The EPA requested a meeting this week with Naplate officials to talk about a buried storage tank left at an abandoned auto repair garage, commonly known as the Santucci property on the 1700 block of Ottawa Avenue.

The storage tank's removal is the final step needed to resolve Naplate's now 8-year-old issue.

Santucci property history
In late 2010, the village began receiving complaints about the garage, abandoned and vacant for more than 10 years. The roof was sagging and by the end of July 2011, former Naplate Fire Chief Dave Parrott had the building declared a safety hazard.

The board conducted two public hearings and Michael Santucci, the building's owner, appeared at the first one, agreeing to begin necessary repairs. That was the last time the village had any contact from him and the repairs were never started.

Naplate's ordinance allowed the village to fine Santucci $250 per day until he either brought the building back into a safe condition or had it demolished at his expense. Santucci did not comply and by February 2012, he owed $54,000 in fines.

Village attorney Paul Martin said at the time a court order had re-assessed Santucci's fine to about $27,000. The village was hoping to win $20,000 for demolition costs and out-of-pocket legal expenses during foreclosure proceedings.

Neither the fines nor demolition costs have ever been recovered from Santucci.

The tank was discovered after the village paid for the building's demolition in October/November 2011 at a cost of $9,830 plus an additional $1,350 for asbestos and abatement expenses.

In June 2015, the decision was made to sell the excess property and at that time, it was thought to be the final step in solving the now 8-year-long problem.

The fire marshal's office and the EPA recommended Dynamic, said to be one of the most reputable companies familiar with fire and EPA underground tank removal requirements. The company said the tank's removal could be done in 30 days, if the tank was found to be free from contamination.

In October 2016, the board approved a motion to pay Dynamic Environmental, of Lake Worth, Fla., $6,000 to remove the 1,000 gallon capacity gravel-filled underground storage tank that had been buried on the property since 1992.

The company arrived to remove the tank, only to discover its equipment was not large enough for the job. Dynamic offered to come back with larger equipment but at an increased quote of $7,500 to cover the cost of their time and the fact they didn't have the correct equipment.

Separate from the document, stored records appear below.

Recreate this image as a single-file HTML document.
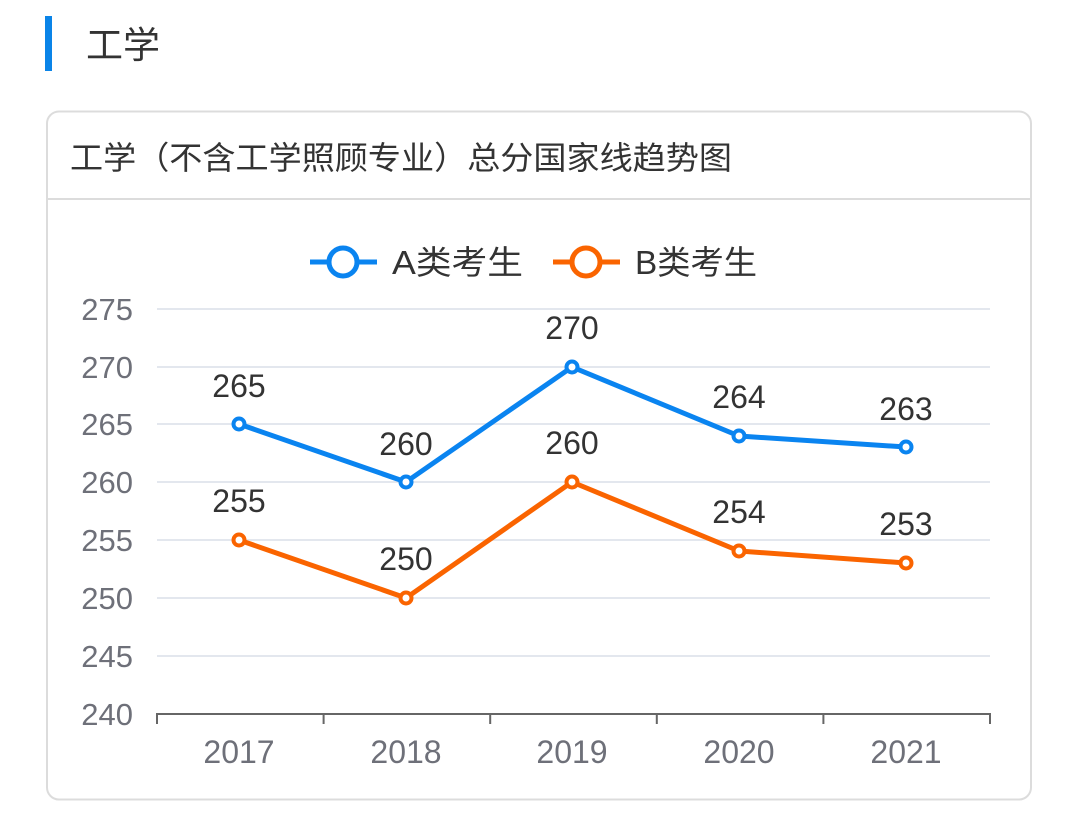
<!DOCTYPE html>
<html><head><meta charset="utf-8"><style>
html,body{margin:0;padding:0;background:#fff;}
svg{display:block;}
text{font-family:"Liberation Sans","Noto Sans CJK SC",sans-serif;}
</style></head><body>
<svg width="1080" height="816" viewBox="0 0 1080 816" xmlns="http://www.w3.org/2000/svg">
<rect x="45" y="16" width="7" height="55" fill="#0a84e8"/>
<text x="86" y="58" font-size="37" fill="#333">工学</text>
<rect x="47" y="111.5" width="984" height="688" rx="12" fill="#fff" stroke="#dcdcdc" stroke-width="2"/>
<line x1="48" y1="199" x2="1030" y2="199" stroke="#dcdcdc" stroke-width="2"/>
<text x="70" y="169" font-size="32" fill="#333" textLength="662" lengthAdjust="spacingAndGlyphs">工学（不含工学照顾专业）总分国家线趋势图</text>
<!-- legend -->
<line x1="310" y1="262" x2="377" y2="262" stroke="#0a84f0" stroke-width="5"/>
<circle cx="343" cy="262" r="14" fill="#fff" stroke="#0a84f0" stroke-width="5"/>
<text x="392" y="274" font-size="33" fill="#333" textLength="131" lengthAdjust="spacingAndGlyphs">A类考生</text>
<line x1="553" y1="262" x2="620" y2="262" stroke="#fa6400" stroke-width="5"/>
<circle cx="586" cy="262" r="14" fill="#fff" stroke="#fa6400" stroke-width="5"/>
<text x="635" y="274" font-size="33" fill="#333" textLength="122" lengthAdjust="spacingAndGlyphs">B类考生</text>
<!-- grid -->
<g stroke="#e3e7ee" stroke-width="2">
<line x1="157" y1="309" x2="990" y2="309"/>
<line x1="157" y1="367" x2="990" y2="367"/>
<line x1="157" y1="424" x2="990" y2="424"/>
<line x1="157" y1="482" x2="990" y2="482"/>
<line x1="157" y1="540" x2="990" y2="540"/>
<line x1="157" y1="598" x2="990" y2="598"/>
<line x1="157" y1="656" x2="990" y2="656"/>
</g>
<g stroke="#666" stroke-width="2">
<line x1="156" y1="714" x2="991" y2="714"/>
<line x1="157" y1="714" x2="157" y2="724"/>
<line x1="323.6" y1="714" x2="323.6" y2="724"/>
<line x1="490.2" y1="714" x2="490.2" y2="724"/>
<line x1="656.8" y1="714" x2="656.8" y2="724"/>
<line x1="823.4" y1="714" x2="823.4" y2="724"/>
<line x1="990" y1="714" x2="990" y2="724"/>
</g>
<g font-size="31" fill="#6e7079" text-anchor="end">
<text x="133" y="320">275</text>
<text x="133" y="378">270</text>
<text x="133" y="435">265</text>
<text x="133" y="493">260</text>
<text x="133" y="551">255</text>
<text x="133" y="609">250</text>
<text x="133" y="667">245</text>
<text x="133" y="725">240</text>
</g>
<g font-size="32" fill="#6e7079" text-anchor="middle">
<text x="239" y="763">2017</text>
<text x="406" y="763">2018</text>
<text x="572" y="763">2019</text>
<text x="739" y="763">2020</text>
<text x="906" y="763">2021</text>
</g>
<polyline points="239,424 406,482 572,367 739,436 906,447" fill="none" stroke="#0a84f0" stroke-width="5" stroke-linejoin="round"/>
<polyline points="239,540 406,598 572,482 739,551 906,563" fill="none" stroke="#fa6400" stroke-width="5" stroke-linejoin="round"/>
<g fill="#fff" stroke="#0a84f0" stroke-width="4">
<circle cx="239" cy="424" r="5.5"/><circle cx="406" cy="482" r="5.5"/><circle cx="572" cy="367" r="5.5"/><circle cx="739" cy="436" r="5.5"/><circle cx="906" cy="447" r="5.5"/>
</g>
<g fill="#fff" stroke="#fa6400" stroke-width="4">
<circle cx="239" cy="540" r="5.5"/><circle cx="406" cy="598" r="5.5"/><circle cx="572" cy="482" r="5.5"/><circle cx="739" cy="551" r="5.5"/><circle cx="906" cy="563" r="5.5"/>
</g>
<g font-size="32" fill="#333" text-anchor="middle">
<text x="239" y="397">265</text><text x="406" y="455">260</text><text x="572" y="339">270</text><text x="739" y="408">264</text><text x="906" y="420">263</text>
<text x="239" y="512">255</text><text x="406" y="570">250</text><text x="572" y="454">260</text><text x="739" y="523">254</text><text x="906" y="535">253</text>
</g>
</svg>
</body></html>
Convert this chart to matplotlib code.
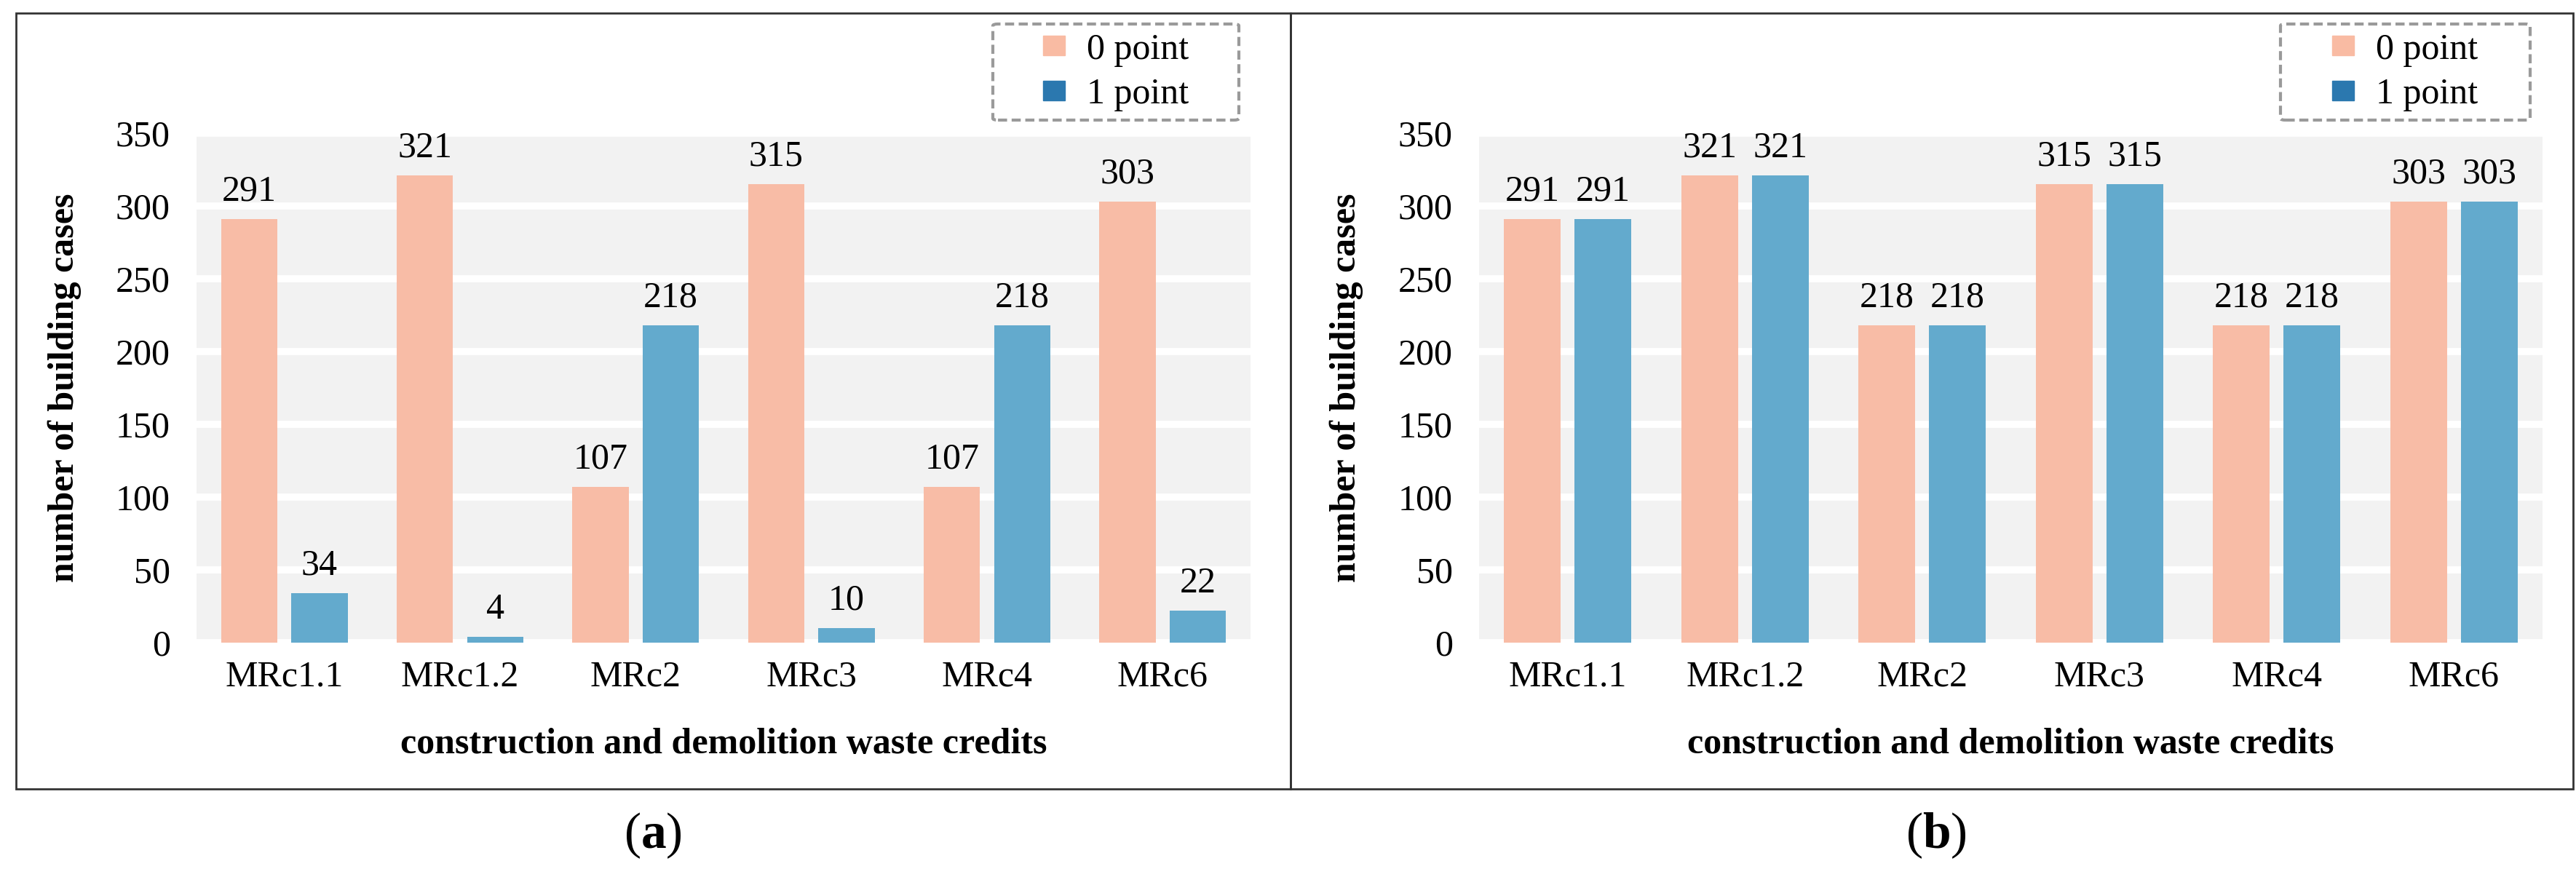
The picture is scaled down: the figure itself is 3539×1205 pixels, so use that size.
import matplotlib
matplotlib.use('Agg')
import numpy as np
import matplotlib.pyplot as plt
from matplotlib.patches import Patch, Rectangle, FancyBboxPatch

# 数据
categories = ['MRc1.1', 'MRc1.2', 'MRc2', 'MRc3', 'MRc4', 'MRc6']
a_zero = [291, 321, 107, 315, 107, 303]
a_one = [34, 4, 218, 10, 218, 22]
b_zero = [291, 321, 218, 315, 218, 303]
b_one = [291, 321, 218, 315, 218, 303]
series_names = ['0 point', '1 point']
yticks = [0, 50, 100, 150, 200, 250, 300, 350]

plt.rcParams['font.family'] = ['Liberation Serif', 'DejaVu Serif']
plt.rcParams['mathtext.fontset'] = 'custom'
plt.rcParams['mathtext.rm'] = 'Liberation Serif'
plt.rcParams['mathtext.bf'] = 'Liberation Serif:bold'

pink = '#F8BCA6'
blue = '#63AACD'
pink_leg = '#F9BBA3'
blue_leg = '#2B78AF'
fs = 36

W, H = 3539, 1205
fig = plt.figure(figsize=(W / 100, H / 100), dpi=100)


def draw(ax, zero, one, legbox):
    x = np.arange(len(categories))
    ax.set_facecolor('#F2F2F2')
    ax.grid(axis='y', color='white', linewidth=7)
    ax.set_axisbelow(True)
    b0 = ax.bar(x - 0.2, zero, width=0.32, color=pink, zorder=2)
    b1 = ax.bar(x + 0.2, one, width=0.32, color=blue, zorder=2)
    for bars in (b0, b1):
        for r in bars:
            ax.annotate(str(int(r.get_height())),
                        (r.get_x() + r.get_width() / 2, r.get_height()),
                        xytext=(0, 18), textcoords='offset points',
                        ha='center', va='baseline', fontsize=fs)
    ax.set_xlim(-0.5, len(categories) - 0.5)
    ax.set_ylim(0, 350)
    ax.set_yticks(yticks)
    ax.set_xticks(x)
    ax.set_xticklabels(categories)
    ax.tick_params(axis='both', length=0, labelsize=fs)
    ax.tick_params(axis='y', pad=26)
    ax.tick_params(axis='x', pad=17)
    for s in ax.spines.values():
        s.set_visible(False)
    ax.set_ylabel('number of building cases', fontsize=fs, fontweight='bold', va='center')
    ax.set_xlabel('construction and demolition waste credits', fontsize=fs,
                  fontweight='bold', va='center')
    ax.yaxis.set_label_coords(-181 / 1450, 0.5)
    ax.xaxis.set_label_coords(0.5, -140 / 700)

    # 图例 + 虚线框
    x0, y0, x1, y1 = legbox
    handles = [Patch(color=pink_leg), Patch(color=blue_leg)]
    ax.legend(handles, series_names, loc='center', fontsize=fs,
              bbox_to_anchor=((x0 + x1) / 2 / W, 1 - (y0 + y1) / 2 / H),
              bbox_transform=fig.transFigure,
              handlelength=0.6, handleheight=0.45, handletextpad=0.6,
              borderpad=0.2, labelspacing=0.3, frameon=False)
    fig.add_artist(FancyBboxPatch((x0 / W, 1 - y1 / H), (x1 - x0) / W, (y1 - y0) / H,
                                  boxstyle='round,pad=0,rounding_size=0.002',
                                  transform=fig.transFigure, fill=False,
                                  edgecolor='#9A9A9A', linewidth=3,
                                  linestyle=(0, (3, 1.5))))


ax1 = fig.add_axes([270 / W, 1 - 883 / H, 1448 / W, 700 / H])
draw(ax1, a_zero, a_one, (1364, 33, 1702, 165))
ax2 = fig.add_axes([2032 / W, 1 - 883 / H, 1461 / W, 700 / H])
draw(ax2, b_zero, b_one, (3133, 33, 3476, 165))

# 面板边框
for x0, x1 in [(22, 1773), (1773, 3535)]:
    fig.add_artist(Rectangle((x0 / W, 1 - 1084 / H), (x1 - x0) / W, (1084 - 18) / H,
                             transform=fig.transFigure, fill=False,
                             edgecolor='#333333', linewidth=2))

fig.text(897 / W, 1 - 1148 / H, r'($\mathbf{a}$)', ha='center', va='center', fontsize=50)
fig.text(2660 / W, 1 - 1148 / H, r'($\mathbf{b}$)', ha='center', va='center', fontsize=50)

fig.savefig('out.png', dpi=100)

"We didn't think at the time that we should have to pay an additional cost because of a mistake Dynamic made," Ludwig said this week. "The environmental tests have all been good and right now we just need to get this tank removed. I'm thinking that the board will have to take some sort of legal action but for now, we just want this situation resolved."

Mooney said the board is investigating the possibility of work at the property across the street from Village Hall, 2000 Ottawa Avenue.

"The building is becoming a safety hazard and it's been an eyesore for several years."